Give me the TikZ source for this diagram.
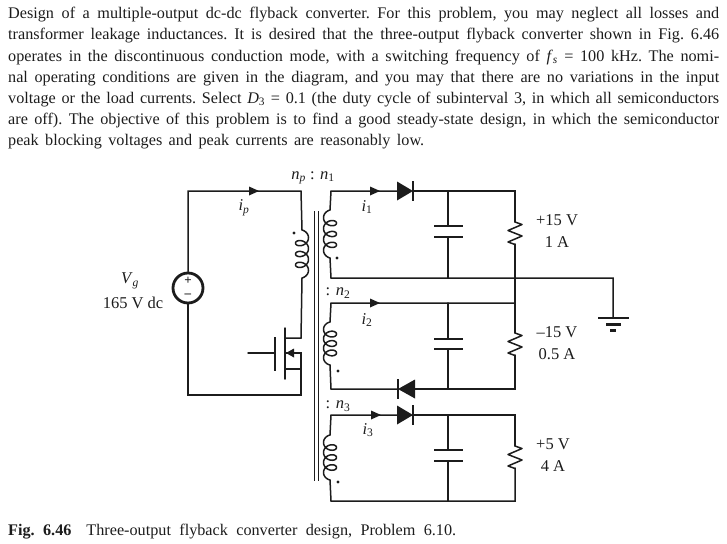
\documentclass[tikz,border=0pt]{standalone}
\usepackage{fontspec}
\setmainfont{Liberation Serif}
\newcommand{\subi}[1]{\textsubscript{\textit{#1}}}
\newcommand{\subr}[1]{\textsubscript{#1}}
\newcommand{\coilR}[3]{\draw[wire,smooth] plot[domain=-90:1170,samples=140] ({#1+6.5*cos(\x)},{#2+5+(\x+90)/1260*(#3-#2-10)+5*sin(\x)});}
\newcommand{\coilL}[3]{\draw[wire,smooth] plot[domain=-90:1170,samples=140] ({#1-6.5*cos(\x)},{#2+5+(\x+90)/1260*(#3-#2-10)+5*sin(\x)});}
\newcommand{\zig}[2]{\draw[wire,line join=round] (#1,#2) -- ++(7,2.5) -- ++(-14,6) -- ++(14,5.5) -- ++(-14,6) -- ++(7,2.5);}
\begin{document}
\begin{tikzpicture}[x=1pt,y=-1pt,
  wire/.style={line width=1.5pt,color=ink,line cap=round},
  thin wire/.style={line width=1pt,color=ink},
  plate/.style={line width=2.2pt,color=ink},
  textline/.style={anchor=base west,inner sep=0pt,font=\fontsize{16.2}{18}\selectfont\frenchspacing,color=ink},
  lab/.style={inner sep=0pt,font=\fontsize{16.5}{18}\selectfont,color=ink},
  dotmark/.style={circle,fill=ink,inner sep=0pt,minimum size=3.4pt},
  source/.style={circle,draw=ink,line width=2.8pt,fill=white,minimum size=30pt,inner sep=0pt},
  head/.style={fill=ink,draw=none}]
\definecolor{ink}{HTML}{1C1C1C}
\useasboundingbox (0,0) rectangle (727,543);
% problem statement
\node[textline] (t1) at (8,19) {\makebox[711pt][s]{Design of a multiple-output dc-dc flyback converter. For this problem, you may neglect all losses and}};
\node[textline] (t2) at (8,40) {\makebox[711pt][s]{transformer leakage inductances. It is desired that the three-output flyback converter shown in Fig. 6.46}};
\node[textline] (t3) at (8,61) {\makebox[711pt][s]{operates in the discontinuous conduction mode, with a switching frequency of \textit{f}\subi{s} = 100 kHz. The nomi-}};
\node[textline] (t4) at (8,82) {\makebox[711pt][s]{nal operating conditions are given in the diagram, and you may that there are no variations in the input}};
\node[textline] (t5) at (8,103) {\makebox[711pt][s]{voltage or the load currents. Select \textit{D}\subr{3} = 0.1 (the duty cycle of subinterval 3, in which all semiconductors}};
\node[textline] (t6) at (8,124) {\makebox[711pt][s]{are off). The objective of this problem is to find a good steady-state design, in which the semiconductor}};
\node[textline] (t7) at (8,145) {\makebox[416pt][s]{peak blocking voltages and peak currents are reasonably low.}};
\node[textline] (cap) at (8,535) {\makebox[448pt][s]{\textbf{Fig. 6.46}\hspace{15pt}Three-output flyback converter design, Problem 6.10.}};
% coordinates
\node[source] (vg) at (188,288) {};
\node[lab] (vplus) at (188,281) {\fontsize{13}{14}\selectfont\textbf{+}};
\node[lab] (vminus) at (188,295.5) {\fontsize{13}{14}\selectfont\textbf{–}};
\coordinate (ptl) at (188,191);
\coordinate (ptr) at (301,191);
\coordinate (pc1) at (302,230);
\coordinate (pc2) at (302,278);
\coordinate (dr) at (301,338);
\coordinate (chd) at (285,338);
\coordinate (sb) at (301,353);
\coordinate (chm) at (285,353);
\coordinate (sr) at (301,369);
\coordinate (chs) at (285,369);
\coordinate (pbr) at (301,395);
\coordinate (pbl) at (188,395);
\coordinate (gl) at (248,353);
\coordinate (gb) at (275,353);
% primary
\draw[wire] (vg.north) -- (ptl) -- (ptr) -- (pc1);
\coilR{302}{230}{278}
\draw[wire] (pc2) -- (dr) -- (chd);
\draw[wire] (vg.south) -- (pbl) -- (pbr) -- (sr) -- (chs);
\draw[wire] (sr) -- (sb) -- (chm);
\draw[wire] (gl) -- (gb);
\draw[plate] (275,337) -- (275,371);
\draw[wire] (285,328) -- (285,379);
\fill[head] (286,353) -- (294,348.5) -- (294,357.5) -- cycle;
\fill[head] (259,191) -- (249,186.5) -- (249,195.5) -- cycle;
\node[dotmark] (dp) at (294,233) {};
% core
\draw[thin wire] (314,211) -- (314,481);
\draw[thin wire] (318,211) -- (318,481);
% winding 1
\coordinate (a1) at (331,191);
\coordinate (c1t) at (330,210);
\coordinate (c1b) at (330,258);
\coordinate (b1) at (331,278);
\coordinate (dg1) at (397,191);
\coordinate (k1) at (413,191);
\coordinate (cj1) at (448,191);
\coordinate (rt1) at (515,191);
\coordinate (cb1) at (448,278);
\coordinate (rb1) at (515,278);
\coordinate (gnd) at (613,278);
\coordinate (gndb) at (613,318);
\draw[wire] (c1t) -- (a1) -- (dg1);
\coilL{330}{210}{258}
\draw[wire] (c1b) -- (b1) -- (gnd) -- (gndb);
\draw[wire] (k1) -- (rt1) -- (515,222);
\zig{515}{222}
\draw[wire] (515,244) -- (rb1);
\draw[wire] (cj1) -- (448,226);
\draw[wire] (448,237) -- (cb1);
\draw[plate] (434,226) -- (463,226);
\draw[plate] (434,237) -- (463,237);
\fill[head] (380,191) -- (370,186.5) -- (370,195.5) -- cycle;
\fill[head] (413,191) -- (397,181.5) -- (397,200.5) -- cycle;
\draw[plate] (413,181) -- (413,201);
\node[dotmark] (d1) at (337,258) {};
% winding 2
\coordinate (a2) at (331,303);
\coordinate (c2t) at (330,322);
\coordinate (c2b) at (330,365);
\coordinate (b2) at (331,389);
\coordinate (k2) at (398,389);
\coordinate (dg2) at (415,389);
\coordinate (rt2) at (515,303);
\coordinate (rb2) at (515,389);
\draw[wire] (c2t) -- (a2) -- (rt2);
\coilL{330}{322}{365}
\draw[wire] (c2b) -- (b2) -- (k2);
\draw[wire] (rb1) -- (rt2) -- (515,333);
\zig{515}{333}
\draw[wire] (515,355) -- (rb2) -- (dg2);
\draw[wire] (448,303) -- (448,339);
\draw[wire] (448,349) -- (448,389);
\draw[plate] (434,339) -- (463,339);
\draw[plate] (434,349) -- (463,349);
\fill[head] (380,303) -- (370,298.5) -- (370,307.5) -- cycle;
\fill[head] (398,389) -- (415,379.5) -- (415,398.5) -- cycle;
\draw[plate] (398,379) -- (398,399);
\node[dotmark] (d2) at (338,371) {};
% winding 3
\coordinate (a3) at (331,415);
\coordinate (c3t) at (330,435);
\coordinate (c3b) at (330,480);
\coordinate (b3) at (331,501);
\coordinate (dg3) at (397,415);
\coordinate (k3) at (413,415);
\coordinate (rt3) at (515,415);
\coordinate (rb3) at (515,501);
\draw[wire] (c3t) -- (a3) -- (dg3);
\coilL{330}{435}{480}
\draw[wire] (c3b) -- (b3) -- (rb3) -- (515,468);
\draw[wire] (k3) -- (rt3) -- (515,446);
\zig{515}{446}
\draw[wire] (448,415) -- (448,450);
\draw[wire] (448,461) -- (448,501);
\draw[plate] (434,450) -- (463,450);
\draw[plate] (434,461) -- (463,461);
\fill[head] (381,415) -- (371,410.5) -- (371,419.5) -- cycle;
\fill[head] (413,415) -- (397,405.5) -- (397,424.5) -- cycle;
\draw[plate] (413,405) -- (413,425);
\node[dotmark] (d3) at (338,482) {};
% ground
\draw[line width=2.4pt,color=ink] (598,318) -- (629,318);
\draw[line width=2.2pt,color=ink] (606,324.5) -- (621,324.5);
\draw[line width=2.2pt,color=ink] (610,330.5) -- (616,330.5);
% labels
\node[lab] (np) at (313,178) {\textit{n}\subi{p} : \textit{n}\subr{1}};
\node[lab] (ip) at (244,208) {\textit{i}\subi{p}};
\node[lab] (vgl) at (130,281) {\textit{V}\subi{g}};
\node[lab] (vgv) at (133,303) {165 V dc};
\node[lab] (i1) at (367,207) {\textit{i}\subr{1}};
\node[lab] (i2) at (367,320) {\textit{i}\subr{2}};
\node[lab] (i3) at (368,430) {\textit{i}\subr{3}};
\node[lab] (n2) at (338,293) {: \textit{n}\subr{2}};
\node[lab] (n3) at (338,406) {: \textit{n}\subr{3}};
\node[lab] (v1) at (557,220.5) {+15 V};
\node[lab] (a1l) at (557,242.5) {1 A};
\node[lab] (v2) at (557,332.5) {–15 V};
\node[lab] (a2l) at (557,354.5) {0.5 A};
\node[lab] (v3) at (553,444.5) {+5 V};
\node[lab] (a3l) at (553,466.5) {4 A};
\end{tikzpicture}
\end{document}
------------------------
Exercise directions → Go through the material and copy out every line with "this" in it.

Task result →
Give me the TikZ source for this diagram.
\node[textline] (t1) at (8,19) {\makebox[711pt][s]{Design of a multiple-output dc-dc flyback converter. For this problem, you may neglect all losses and}};
\node[textline] (t6) at (8,124) {\makebox[711pt][s]{are off). The objective of this problem is to find a good steady-state design, in which the semiconductor}};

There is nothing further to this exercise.